Il primo film come il primo amore
“La nostra vita è fatta di episodi che fanno parte della nostra crescita. In realtà è come scegliere la pagina migliore di un libro: la terza pagina vive delle prime due pagine che l’hanno preparata e di quelle successive. Il mio ritratto è un mosaico di tutti quanti i vari film, con esperienze diverse, personaggi diversi. Io ho temuto, quando è finito il primo film, che fosse finito il primo amore. Un po’ era vero, un po’ mi sbagliavo perché ogni progetto è un nuovo progetto.”
Per Storaro “fare un film ci aiuta a capire il senso della nostra vita”

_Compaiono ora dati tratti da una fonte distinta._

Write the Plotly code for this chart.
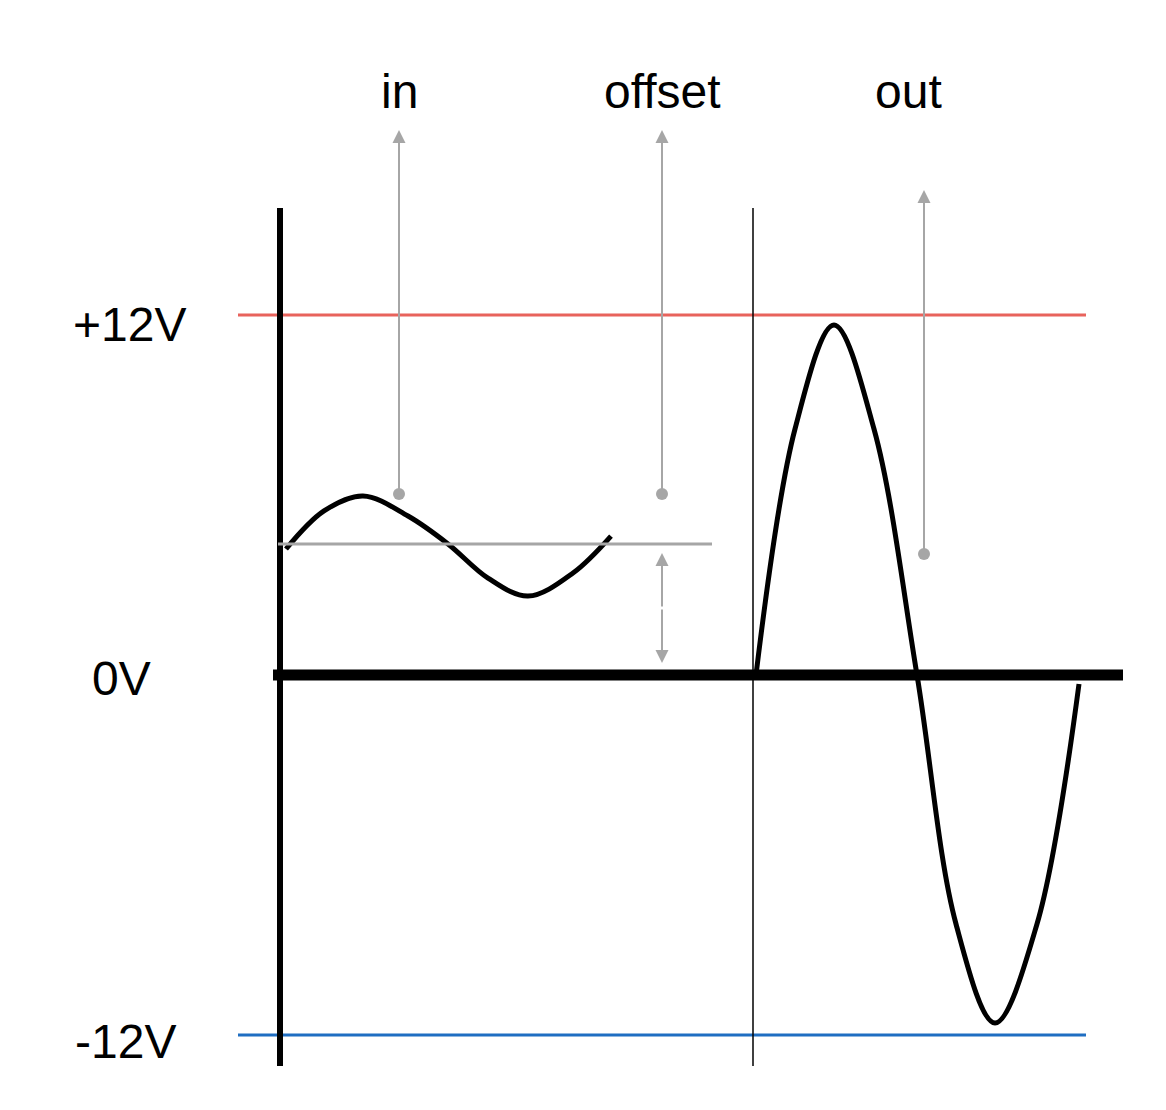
import plotly.graph_objects as go

# Data (time in px units, voltage in V)
in_t = [278, 316, 355, 400, 440, 480, 520, 565, 603]
in_v = [4.2, 5.47, 5.97, 5.3, 4.37, 3.23, 2.63, 3.4, 4.63]
out_t = [748, 787, 826, 866, 909, 948, 987, 1029, 1071]
out_v = [0.0, 8.2, 11.67, 8.2, 0.0, -8.3, -11.6, -8.3, -0.3]
offset_v = 4.37
rails = [12, 0, -12]
rail_labels = ["+12V", "0V", "-12V"]
top_labels = ["in", "offset", "out"]

Y0, S = 667, 30.0
def v(p):  # pixel -> volt
    return (Y0 - p) / S

FONT = "Liberation Sans"
GRAY = "#a6a6a6"
fig = go.Figure()
fig.add_trace(go.Scatter(x=in_t, y=in_v, mode="lines", line=dict(color="black", width=5, shape="spline")))
fig.add_trace(go.Scatter(x=out_t, y=out_v, mode="lines", line=dict(color="black", width=5, shape="spline")))

shapes = [
    dict(type="line", x0=230, x1=1078, y0=rails[0], y1=rails[0], line=dict(color="#e8635c", width=3)),
    dict(type="line", x0=230, x1=1078, y0=rails[2], y1=rails[2], line=dict(color="#1f6ec2", width=3)),
    dict(type="line", x0=265, x1=1115, y0=rails[1], y1=rails[1], line=dict(color="black", width=11)),
    dict(type="line", x0=272, x1=272, y0=v(200), y1=v(1058), line=dict(color="black", width=6)),
    dict(type="line", x0=745, x1=745, y0=v(200), y1=v(1058), line=dict(color="black", width=1.5)),
    dict(type="line", x0=270, x1=704, y0=offset_v, y1=offset_v, line=dict(color=GRAY, width=3)),
]
annotations = []
def arrow(x, y_from, y_to):
    annotations.append(dict(x=x, y=v(y_to), ax=x, ay=v(y_from), xref="x", yref="y", axref="x", ayref="y",
                            showarrow=True, arrowhead=2, arrowsize=1.3, arrowwidth=2, arrowcolor=GRAY, text=""))
arrow(391, 486, 122)
arrow(654, 486, 122)
arrow(916, 546, 182)
arrow(654, 600, 545)
arrow(654, 600, 655)
fig.add_trace(go.Scatter(x=[391, 654, 916], y=[v(486), v(486), v(546)], mode="markers",
                         marker=dict(color=GRAY, size=12)))
for t, x in zip(top_labels, [391, 654, 900]):
    annotations.append(dict(x=x, y=v(83), text=t, showarrow=False, font=dict(size=48, family=FONT, color="black")))
for lab, r, x, yp in zip(rail_labels, rails, [180, 145, 170], [316, 670, 1033]):
    annotations.append(dict(x=x, y=v(yp), text=lab, showarrow=False, xanchor="right",
                            font=dict(size=48, family=FONT, color="black")))

fig.update_layout(width=1166, height=1110, margin=dict(l=0, r=0, t=0, b=0),
                  plot_bgcolor="white", paper_bgcolor="white", showlegend=False,
                  shapes=shapes, annotations=annotations)
fig.update_xaxes(range=[0, 1166], visible=False)
fig.update_yaxes(range=[v(1110), v(0)], visible=False)
fig.write_html("out.html")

“Franco Rossi, con il suo Giovinezza, giovinezza, è arrivato in un momento in cui dovevo, mi sentivo pronto, in più la materia era interessante. Rossi è stato per me un padre spirituale. Ho detto dei ‘no’ anche a Bertolucci, così come mi è accaduto con Coppola. Con la mia innocenza, o forse anche con un po’ di arroganza, io credevo in una certa cosa che andava fatta in quel modo. Dicevo quello che volevo fare e solo dopo la loro approvazione accettavo la loro proposta. Sono stato fortunato: ho sempre incontrato delle grandi personalità anche se non tutte, qualcuna mi ha detto “che pensava una cosa diversa” ed io però non mi convincevo e il film non l’ho fatto. Uno che fa cinematografia non può fare tutti i film, lavorare con tutti i registi perché in ogni professione noi cerchiamo di capire se siamo in grado di fare (‘una determinata cosa’ n.d.r.), se riusciamo a farlo un po’ meglio, se riusciamo a scoprire qualcosa di nuovo, se riusciamo a capire il senso della nostra vita: lo capiamo lavorando, esprimendoci. Quando mi offrono un progetto devo capire se mi interessa, se mi incuriosisce, altrimenti dico di ‘no’.”